▶ **Exercise description**:
Only the pictures are to be left out; set down the rest of the records exactly.

** Start Material shown **

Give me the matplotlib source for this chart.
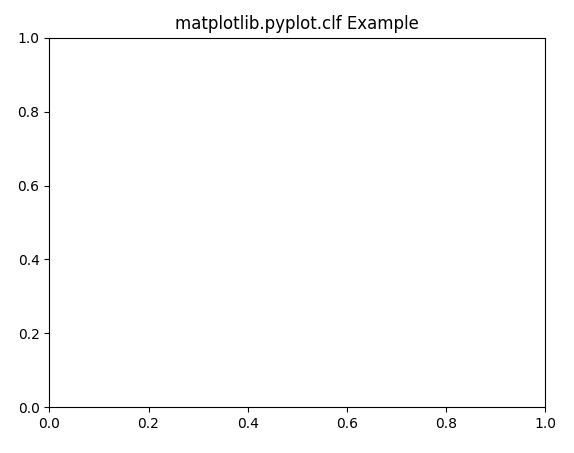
import matplotlib
matplotlib.use("Agg")
import matplotlib.pyplot as plt

# Chart title (the figure has an empty axes, no data series)
title = "matplotlib.pyplot.clf Example"

W, H = 574, 453
fig = plt.figure(figsize=(W / 100, H / 100), dpi=100)
# axes box in pixels: left 49, right 545, top 38, bottom 407
ax = fig.add_axes([49.3 / W, (H - 407.3) / H, 496 / W, 369.6 / H])
ax.set_title(title)

fig.savefig("out.png", dpi=100)
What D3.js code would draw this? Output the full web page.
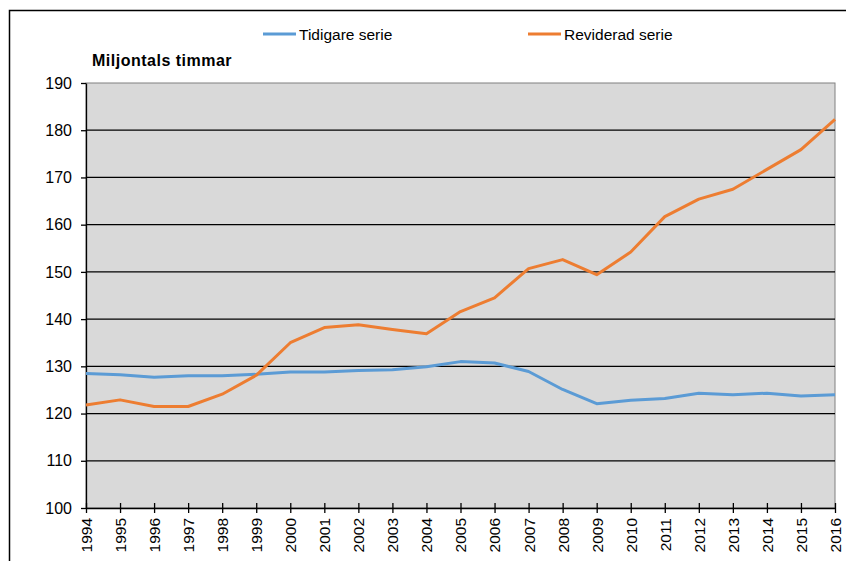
<!DOCTYPE html>
<html>
<head>
<meta charset="utf-8">
<script src="https://cdn.jsdelivr.net/npm/d3@7"></script>
<style>
  body { margin: 0; background: #fff; }
  text { font-family: "Liberation Sans", Arial, sans-serif; fill: #000; }
</style>
</head>
<body>
<div id="chart"></div>
<script>
const years = d3.range(1994, 2017)
const tidigare = [128.5, 128.2, 127.7, 128.0, 128.0, 128.3, 128.8, 128.8, 129.1, 129.3, 129.9, 131.0, 130.7, 128.9, 125.1, 122.1, 122.8, 123.2, 124.3, 124.0, 124.3, 123.7, 124.0]
const reviderad = [121.8, 122.9, 121.5, 121.5, 124.1, 128.1, 135.0, 138.2, 138.8, 137.8, 136.9, 141.6, 144.5, 150.7, 152.6, 149.4, 154.2, 161.7, 165.4, 167.5, 171.7, 175.9, 182.3]
const yTicks = d3.range(100, 200, 10)
const seriesNames = ["Tidigare serie", "Reviderad serie"]
const seriesColors = ["#5b9bd5", "#ed7d31"]

const width = 846
const height = 561
const plotLeft = 86, plotRight = 835, plotTop = 83, plotBottom = 508

const svg = d3.select("#chart")
              .append("svg")
              .attr("width", width)
              .attr("height", height)

// outer chart frame (runs past the picture edge)
svg.append("rect")
   .attr("x", 9.5)
   .attr("y", 10.5)
   .attr("width", 900)
   .attr("height", 600)
   .attr("fill", "none")
   .attr("stroke", "#000")
   .attr("stroke-width", 1.5)

const x = d3.scaleLinear().domain([1994, 2016]).range([plotLeft, plotRight])
const y = d3.scaleLinear().domain([100, 190]).range([plotBottom, plotTop])

svg.append("rect")
   .attr("x", plotLeft)
   .attr("y", plotTop)
   .attr("width", plotRight - plotLeft)
   .attr("height", plotBottom - plotTop)
   .attr("fill", "#d9d9d9")
   .attr("stroke", "#808080")
   .attr("stroke-width", 1)

// gridlines
svg.append("g")
   .selectAll("line")
   .data(yTicks.filter(d => d > 100 && d < 190))
   .enter()
   .append("line")
   .attr("x1", plotLeft)
   .attr("x2", plotRight)
   .attr("y1", d => y(d))
   .attr("y2", d => y(d))
   .attr("stroke", "#000")
   .attr("stroke-width", 1.3)

// y axis
const yAxis = d3.axisLeft(y).tickValues(yTicks).tickSize(5).tickPadding(9).tickSizeOuter(0)
const gy = svg.append("g")
              .attr("transform", `translate(${plotLeft},0)`)
              .call(yAxis)
gy.select(".domain").attr("stroke", "#000").attr("stroke-width", 1.3)
gy.selectAll(".tick line").attr("stroke", "#000").attr("stroke-width", 1.3)
gy.selectAll(".tick text")
  .style("font-family", "'Liberation Sans', Arial, sans-serif")
  .style("font-size", "16px")
  .attr("fill", "#000")

// x axis, ticks cross the axis line
const xAxis = d3.axisBottom(x).tickValues(years).tickFormat(d3.format("d")).tickSize(5).tickSizeOuter(0)
const gx = svg.append("g")
              .attr("transform", `translate(0,${plotBottom})`)
              .call(xAxis)
gx.select(".domain").attr("stroke", "#000").attr("stroke-width", 1.5)
gx.selectAll(".tick line").attr("y1", -5).attr("stroke", "#000").attr("stroke-width", 1.3)
gx.selectAll(".tick text")
  .style("font-family", "'Liberation Sans', Arial, sans-serif")
  .style("font-size", "15.5px")
  .attr("fill", "#000")
  .attr("text-anchor", "end")
  .attr("dy", "0.35em")
  .attr("transform", "translate(0,10) rotate(-90)")
  .attr("x", 0)
  .attr("y", 0)

// lines
const line = d3.line()
               .x((d, i) => x(years[i]))
               .y(d => y(d))

;[tidigare, reviderad].forEach((s, i) => {
  svg.append("path")
     .datum(s)
     .attr("fill", "none")
     .attr("stroke", seriesColors[i])
     .attr("stroke-width", 3)
     .attr("stroke-linejoin", "round")
     .attr("d", line)
})

// unit title
svg.append("text")
   .attr("x", 92)
   .attr("y", 66)
   .style("font-size", "16px")
   .style("font-weight", "bold")
   .style("letter-spacing", "0.5px")
   .text("Miljontals timmar")

// legend
const legendX = [263, 528]
const legend = svg.append("g")
                  .selectAll("g")
                  .data(seriesNames)
                  .enter()
                  .append("g")
                  .attr("transform", (d, i) => `translate(${legendX[i]},34)`)

legend.append("line")
      .attr("x1", 0)
      .attr("x2", 33)
      .attr("stroke", (d, i) => seriesColors[i])
      .attr("stroke-width", 3)

legend.append("text")
      .attr("x", 36)
      .attr("y", 5.5)
      .style("font-size", "15.5px")
      .text(d => d)
</script>
</body>
</html>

** End Material shown **

▶ **Correct result**:
Give me the matplotlib source for this chart.
import matplotlib
matplotlib.use("Agg")
import matplotlib.pyplot as plt

# Chart title (the figure has an empty axes, no data series)
title = "matplotlib.pyplot.clf Example"

W, H = 574, 453
fig = plt.figure(figsize=(W / 100, H / 100), dpi=100)
# axes box in pixels: left 49, right 545, top 38, bottom 407
ax = fig.add_axes([49.3 / W, (H - 407.3) / H, 496 / W, 369.6 / H])
ax.set_title(title)

fig.savefig("out.png", dpi=100)
What D3.js code would draw this? Output the full web page.
<!DOCTYPE html>
<html>
<head>
<meta charset="utf-8">
<script src="https://cdn.jsdelivr.net/npm/d3@7"></script>
<style>
  body { margin: 0; background: #fff; }
  text { font-family: "Liberation Sans", Arial, sans-serif; fill: #000; }
</style>
</head>
<body>
<div id="chart"></div>
<script>
const years = d3.range(1994, 2017)
const tidigare = [128.5, 128.2, 127.7, 128.0, 128.0, 128.3, 128.8, 128.8, 129.1, 129.3, 129.9, 131.0, 130.7, 128.9, 125.1, 122.1, 122.8, 123.2, 124.3, 124.0, 124.3, 123.7, 124.0]
const reviderad = [121.8, 122.9, 121.5, 121.5, 124.1, 128.1, 135.0, 138.2, 138.8, 137.8, 136.9, 141.6, 144.5, 150.7, 152.6, 149.4, 154.2, 161.7, 165.4, 167.5, 171.7, 175.9, 182.3]
const yTicks = d3.range(100, 200, 10)
const seriesNames = ["Tidigare serie", "Reviderad serie"]
const seriesColors = ["#5b9bd5", "#ed7d31"]

const width = 846
const height = 561
const plotLeft = 86, plotRight = 835, plotTop = 83, plotBottom = 508

const svg = d3.select("#chart")
              .append("svg")
              .attr("width", width)
              .attr("height", height)

// outer chart frame (runs past the picture edge)
svg.append("rect")
   .attr("x", 9.5)
   .attr("y", 10.5)
   .attr("width", 900)
   .attr("height", 600)
   .attr("fill", "none")
   .attr("stroke", "#000")
   .attr("stroke-width", 1.5)

const x = d3.scaleLinear().domain([1994, 2016]).range([plotLeft, plotRight])
const y = d3.scaleLinear().domain([100, 190]).range([plotBottom, plotTop])

svg.append("rect")
   .attr("x", plotLeft)
   .attr("y", plotTop)
   .attr("width", plotRight - plotLeft)
   .attr("height", plotBottom - plotTop)
   .attr("fill", "#d9d9d9")
   .attr("stroke", "#808080")
   .attr("stroke-width", 1)

// gridlines
svg.append("g")
   .selectAll("line")
   .data(yTicks.filter(d => d > 100 && d < 190))
   .enter()
   .append("line")
   .attr("x1", plotLeft)
   .attr("x2", plotRight)
   .attr("y1", d => y(d))
   .attr("y2", d => y(d))
   .attr("stroke", "#000")
   .attr("stroke-width", 1.3)

// y axis
const yAxis = d3.axisLeft(y).tickValues(yTicks).tickSize(5).tickPadding(9).tickSizeOuter(0)
const gy = svg.append("g")
              .attr("transform", `translate(${plotLeft},0)`)
              .call(yAxis)
gy.select(".domain").attr("stroke", "#000").attr("stroke-width", 1.3)
gy.selectAll(".tick line").attr("stroke", "#000").attr("stroke-width", 1.3)
gy.selectAll(".tick text")
  .style("font-family", "'Liberation Sans', Arial, sans-serif")
  .style("font-size", "16px")
  .attr("fill", "#000")

// x axis, ticks cross the axis line
const xAxis = d3.axisBottom(x).tickValues(years).tickFormat(d3.format("d")).tickSize(5).tickSizeOuter(0)
const gx = svg.append("g")
              .attr("transform", `translate(0,${plotBottom})`)
              .call(xAxis)
gx.select(".domain").attr("stroke", "#000").attr("stroke-width", 1.5)
gx.selectAll(".tick line").attr("y1", -5).attr("stroke", "#000").attr("stroke-width", 1.3)
gx.selectAll(".tick text")
  .style("font-family", "'Liberation Sans', Arial, sans-serif")
  .style("font-size", "15.5px")
  .attr("fill", "#000")
  .attr("text-anchor", "end")
  .attr("dy", "0.35em")
  .attr("transform", "translate(0,10) rotate(-90)")
  .attr("x", 0)
  .attr("y", 0)

// lines
const line = d3.line()
               .x((d, i) => x(years[i]))
               .y(d => y(d))

;[tidigare, reviderad].forEach((s, i) => {
  svg.append("path")
     .datum(s)
     .attr("fill", "none")
     .attr("stroke", seriesColors[i])
     .attr("stroke-width", 3)
     .attr("stroke-linejoin", "round")
     .attr("d", line)
})

// unit title
svg.append("text")
   .attr("x", 92)
   .attr("y", 66)
   .style("font-size", "16px")
   .style("font-weight", "bold")
   .style("letter-spacing", "0.5px")
   .text("Miljontals timmar")

// legend
const legendX = [263, 528]
const legend = svg.append("g")
                  .selectAll("g")
                  .data(seriesNames)
                  .enter()
                  .append("g")
                  .attr("transform", (d, i) => `translate(${legendX[i]},34)`)

legend.append("line")
      .attr("x1", 0)
      .attr("x2", 33)
      .attr("stroke", (d, i) => seriesColors[i])
      .attr("stroke-width", 3)

legend.append("text")
      .attr("x", 36)
      .attr("y", 5.5)
      .style("font-size", "15.5px")
      .text(d => d)
</script>
</body>
</html>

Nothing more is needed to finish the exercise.